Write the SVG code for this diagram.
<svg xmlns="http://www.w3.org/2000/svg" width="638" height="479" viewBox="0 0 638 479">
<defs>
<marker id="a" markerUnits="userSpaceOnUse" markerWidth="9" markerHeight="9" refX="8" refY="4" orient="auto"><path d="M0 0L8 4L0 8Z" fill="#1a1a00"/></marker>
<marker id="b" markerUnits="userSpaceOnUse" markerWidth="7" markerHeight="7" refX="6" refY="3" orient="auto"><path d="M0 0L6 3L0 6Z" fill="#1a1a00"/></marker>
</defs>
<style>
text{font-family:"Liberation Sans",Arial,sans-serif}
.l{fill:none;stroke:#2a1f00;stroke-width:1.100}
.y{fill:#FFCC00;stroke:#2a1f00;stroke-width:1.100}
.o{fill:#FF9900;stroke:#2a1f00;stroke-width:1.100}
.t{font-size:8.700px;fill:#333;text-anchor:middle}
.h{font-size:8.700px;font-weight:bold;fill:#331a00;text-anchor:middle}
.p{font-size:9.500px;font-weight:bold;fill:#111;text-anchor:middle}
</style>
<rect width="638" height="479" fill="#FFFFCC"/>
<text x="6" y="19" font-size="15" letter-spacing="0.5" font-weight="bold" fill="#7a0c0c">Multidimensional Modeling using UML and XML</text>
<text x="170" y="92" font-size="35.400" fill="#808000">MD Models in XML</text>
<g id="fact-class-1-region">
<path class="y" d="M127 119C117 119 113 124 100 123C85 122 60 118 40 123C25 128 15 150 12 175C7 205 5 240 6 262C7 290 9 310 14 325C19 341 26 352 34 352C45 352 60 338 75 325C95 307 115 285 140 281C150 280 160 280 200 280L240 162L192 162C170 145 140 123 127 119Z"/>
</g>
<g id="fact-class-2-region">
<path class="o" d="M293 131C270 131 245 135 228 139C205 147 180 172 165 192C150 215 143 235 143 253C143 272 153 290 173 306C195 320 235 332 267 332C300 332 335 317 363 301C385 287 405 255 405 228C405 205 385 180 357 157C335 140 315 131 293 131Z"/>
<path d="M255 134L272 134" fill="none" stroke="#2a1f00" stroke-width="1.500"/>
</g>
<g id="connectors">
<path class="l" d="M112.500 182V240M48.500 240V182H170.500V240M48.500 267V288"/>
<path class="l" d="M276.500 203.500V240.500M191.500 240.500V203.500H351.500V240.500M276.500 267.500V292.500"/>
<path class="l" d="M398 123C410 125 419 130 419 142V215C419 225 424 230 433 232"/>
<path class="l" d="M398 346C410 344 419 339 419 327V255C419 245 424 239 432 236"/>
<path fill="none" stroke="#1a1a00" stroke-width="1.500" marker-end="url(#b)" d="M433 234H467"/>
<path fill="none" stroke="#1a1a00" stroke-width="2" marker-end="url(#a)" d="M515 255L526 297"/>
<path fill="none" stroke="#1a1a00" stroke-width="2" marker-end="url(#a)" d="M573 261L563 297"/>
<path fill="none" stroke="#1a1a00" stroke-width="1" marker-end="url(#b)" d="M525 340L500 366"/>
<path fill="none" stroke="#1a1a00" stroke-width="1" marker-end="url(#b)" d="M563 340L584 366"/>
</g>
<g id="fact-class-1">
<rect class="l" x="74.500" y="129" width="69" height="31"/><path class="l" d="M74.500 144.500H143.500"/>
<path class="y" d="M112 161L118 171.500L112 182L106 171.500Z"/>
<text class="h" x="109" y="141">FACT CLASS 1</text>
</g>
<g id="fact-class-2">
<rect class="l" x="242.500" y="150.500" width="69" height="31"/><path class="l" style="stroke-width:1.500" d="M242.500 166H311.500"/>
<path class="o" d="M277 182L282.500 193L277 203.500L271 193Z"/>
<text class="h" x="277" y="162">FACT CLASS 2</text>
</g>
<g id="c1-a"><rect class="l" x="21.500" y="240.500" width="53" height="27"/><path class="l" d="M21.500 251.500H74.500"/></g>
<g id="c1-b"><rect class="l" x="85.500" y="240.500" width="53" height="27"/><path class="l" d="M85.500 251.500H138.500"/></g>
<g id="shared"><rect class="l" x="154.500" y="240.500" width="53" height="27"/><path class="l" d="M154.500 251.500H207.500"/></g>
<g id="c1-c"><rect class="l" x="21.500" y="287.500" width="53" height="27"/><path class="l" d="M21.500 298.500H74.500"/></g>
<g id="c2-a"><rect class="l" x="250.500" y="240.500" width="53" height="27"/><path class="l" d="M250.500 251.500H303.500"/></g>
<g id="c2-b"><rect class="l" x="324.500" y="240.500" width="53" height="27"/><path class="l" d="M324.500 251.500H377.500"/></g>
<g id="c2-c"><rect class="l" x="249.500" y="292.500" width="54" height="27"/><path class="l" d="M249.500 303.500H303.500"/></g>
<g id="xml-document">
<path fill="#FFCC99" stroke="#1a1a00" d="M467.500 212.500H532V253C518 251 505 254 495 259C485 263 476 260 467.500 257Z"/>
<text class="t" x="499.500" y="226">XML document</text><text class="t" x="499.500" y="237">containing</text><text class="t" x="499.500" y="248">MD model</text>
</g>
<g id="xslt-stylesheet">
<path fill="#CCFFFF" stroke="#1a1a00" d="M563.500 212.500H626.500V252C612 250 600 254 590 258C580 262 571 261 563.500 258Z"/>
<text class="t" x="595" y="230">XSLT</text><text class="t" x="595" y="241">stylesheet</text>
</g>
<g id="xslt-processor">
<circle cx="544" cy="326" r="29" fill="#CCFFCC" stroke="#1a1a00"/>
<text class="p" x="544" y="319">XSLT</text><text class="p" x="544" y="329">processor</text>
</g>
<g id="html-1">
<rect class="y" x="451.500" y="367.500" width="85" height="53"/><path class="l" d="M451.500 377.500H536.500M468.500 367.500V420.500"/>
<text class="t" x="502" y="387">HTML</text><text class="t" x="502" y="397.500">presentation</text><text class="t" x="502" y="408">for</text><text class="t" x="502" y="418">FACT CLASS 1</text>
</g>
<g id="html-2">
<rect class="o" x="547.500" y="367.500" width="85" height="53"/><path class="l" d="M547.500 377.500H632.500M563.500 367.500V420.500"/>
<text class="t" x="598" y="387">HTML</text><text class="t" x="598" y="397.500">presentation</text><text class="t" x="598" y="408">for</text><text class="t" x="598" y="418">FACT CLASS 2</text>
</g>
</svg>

====

What you need to do: Reproduce the material above exactly; please quote every line of it.

Full output:
Write the SVG code for this diagram.
<svg xmlns="http://www.w3.org/2000/svg" width="638" height="479" viewBox="0 0 638 479">
<defs>
<marker id="a" markerUnits="userSpaceOnUse" markerWidth="9" markerHeight="9" refX="8" refY="4" orient="auto"><path d="M0 0L8 4L0 8Z" fill="#1a1a00"/></marker>
<marker id="b" markerUnits="userSpaceOnUse" markerWidth="7" markerHeight="7" refX="6" refY="3" orient="auto"><path d="M0 0L6 3L0 6Z" fill="#1a1a00"/></marker>
</defs>
<style>
text{font-family:"Liberation Sans",Arial,sans-serif}
.l{fill:none;stroke:#2a1f00;stroke-width:1.100}
.y{fill:#FFCC00;stroke:#2a1f00;stroke-width:1.100}
.o{fill:#FF9900;stroke:#2a1f00;stroke-width:1.100}
.t{font-size:8.700px;fill:#333;text-anchor:middle}
.h{font-size:8.700px;font-weight:bold;fill:#331a00;text-anchor:middle}
.p{font-size:9.500px;font-weight:bold;fill:#111;text-anchor:middle}
</style>
<rect width="638" height="479" fill="#FFFFCC"/>
<text x="6" y="19" font-size="15" letter-spacing="0.5" font-weight="bold" fill="#7a0c0c">Multidimensional Modeling using UML and XML</text>
<text x="170" y="92" font-size="35.400" fill="#808000">MD Models in XML</text>
<g id="fact-class-1-region">
<path class="y" d="M127 119C117 119 113 124 100 123C85 122 60 118 40 123C25 128 15 150 12 175C7 205 5 240 6 262C7 290 9 310 14 325C19 341 26 352 34 352C45 352 60 338 75 325C95 307 115 285 140 281C150 280 160 280 200 280L240 162L192 162C170 145 140 123 127 119Z"/>
</g>
<g id="fact-class-2-region">
<path class="o" d="M293 131C270 131 245 135 228 139C205 147 180 172 165 192C150 215 143 235 143 253C143 272 153 290 173 306C195 320 235 332 267 332C300 332 335 317 363 301C385 287 405 255 405 228C405 205 385 180 357 157C335 140 315 131 293 131Z"/>
<path d="M255 134L272 134" fill="none" stroke="#2a1f00" stroke-width="1.500"/>
</g>
<g id="connectors">
<path class="l" d="M112.500 182V240M48.500 240V182H170.500V240M48.500 267V288"/>
<path class="l" d="M276.500 203.500V240.500M191.500 240.500V203.500H351.500V240.500M276.500 267.500V292.500"/>
<path class="l" d="M398 123C410 125 419 130 419 142V215C419 225 424 230 433 232"/>
<path class="l" d="M398 346C410 344 419 339 419 327V255C419 245 424 239 432 236"/>
<path fill="none" stroke="#1a1a00" stroke-width="1.500" marker-end="url(#b)" d="M433 234H467"/>
<path fill="none" stroke="#1a1a00" stroke-width="2" marker-end="url(#a)" d="M515 255L526 297"/>
<path fill="none" stroke="#1a1a00" stroke-width="2" marker-end="url(#a)" d="M573 261L563 297"/>
<path fill="none" stroke="#1a1a00" stroke-width="1" marker-end="url(#b)" d="M525 340L500 366"/>
<path fill="none" stroke="#1a1a00" stroke-width="1" marker-end="url(#b)" d="M563 340L584 366"/>
</g>
<g id="fact-class-1">
<rect class="l" x="74.500" y="129" width="69" height="31"/><path class="l" d="M74.500 144.500H143.500"/>
<path class="y" d="M112 161L118 171.500L112 182L106 171.500Z"/>
<text class="h" x="109" y="141">FACT CLASS 1</text>
</g>
<g id="fact-class-2">
<rect class="l" x="242.500" y="150.500" width="69" height="31"/><path class="l" style="stroke-width:1.500" d="M242.500 166H311.500"/>
<path class="o" d="M277 182L282.500 193L277 203.500L271 193Z"/>
<text class="h" x="277" y="162">FACT CLASS 2</text>
</g>
<g id="c1-a"><rect class="l" x="21.500" y="240.500" width="53" height="27"/><path class="l" d="M21.500 251.500H74.500"/></g>
<g id="c1-b"><rect class="l" x="85.500" y="240.500" width="53" height="27"/><path class="l" d="M85.500 251.500H138.500"/></g>
<g id="shared"><rect class="l" x="154.500" y="240.500" width="53" height="27"/><path class="l" d="M154.500 251.500H207.500"/></g>
<g id="c1-c"><rect class="l" x="21.500" y="287.500" width="53" height="27"/><path class="l" d="M21.500 298.500H74.500"/></g>
<g id="c2-a"><rect class="l" x="250.500" y="240.500" width="53" height="27"/><path class="l" d="M250.500 251.500H303.500"/></g>
<g id="c2-b"><rect class="l" x="324.500" y="240.500" width="53" height="27"/><path class="l" d="M324.500 251.500H377.500"/></g>
<g id="c2-c"><rect class="l" x="249.500" y="292.500" width="54" height="27"/><path class="l" d="M249.500 303.500H303.500"/></g>
<g id="xml-document">
<path fill="#FFCC99" stroke="#1a1a00" d="M467.500 212.500H532V253C518 251 505 254 495 259C485 263 476 260 467.500 257Z"/>
<text class="t" x="499.500" y="226">XML document</text><text class="t" x="499.500" y="237">containing</text><text class="t" x="499.500" y="248">MD model</text>
</g>
<g id="xslt-stylesheet">
<path fill="#CCFFFF" stroke="#1a1a00" d="M563.500 212.500H626.500V252C612 250 600 254 590 258C580 262 571 261 563.500 258Z"/>
<text class="t" x="595" y="230">XSLT</text><text class="t" x="595" y="241">stylesheet</text>
</g>
<g id="xslt-processor">
<circle cx="544" cy="326" r="29" fill="#CCFFCC" stroke="#1a1a00"/>
<text class="p" x="544" y="319">XSLT</text><text class="p" x="544" y="329">processor</text>
</g>
<g id="html-1">
<rect class="y" x="451.500" y="367.500" width="85" height="53"/><path class="l" d="M451.500 377.500H536.500M468.500 367.500V420.500"/>
<text class="t" x="502" y="387">HTML</text><text class="t" x="502" y="397.500">presentation</text><text class="t" x="502" y="408">for</text><text class="t" x="502" y="418">FACT CLASS 1</text>
</g>
<g id="html-2">
<rect class="o" x="547.500" y="367.500" width="85" height="53"/><path class="l" d="M547.500 377.500H632.500M563.500 367.500V420.500"/>
<text class="t" x="598" y="387">HTML</text><text class="t" x="598" y="397.500">presentation</text><text class="t" x="598" y="408">for</text><text class="t" x="598" y="418">FACT CLASS 2</text>
</g>
</svg>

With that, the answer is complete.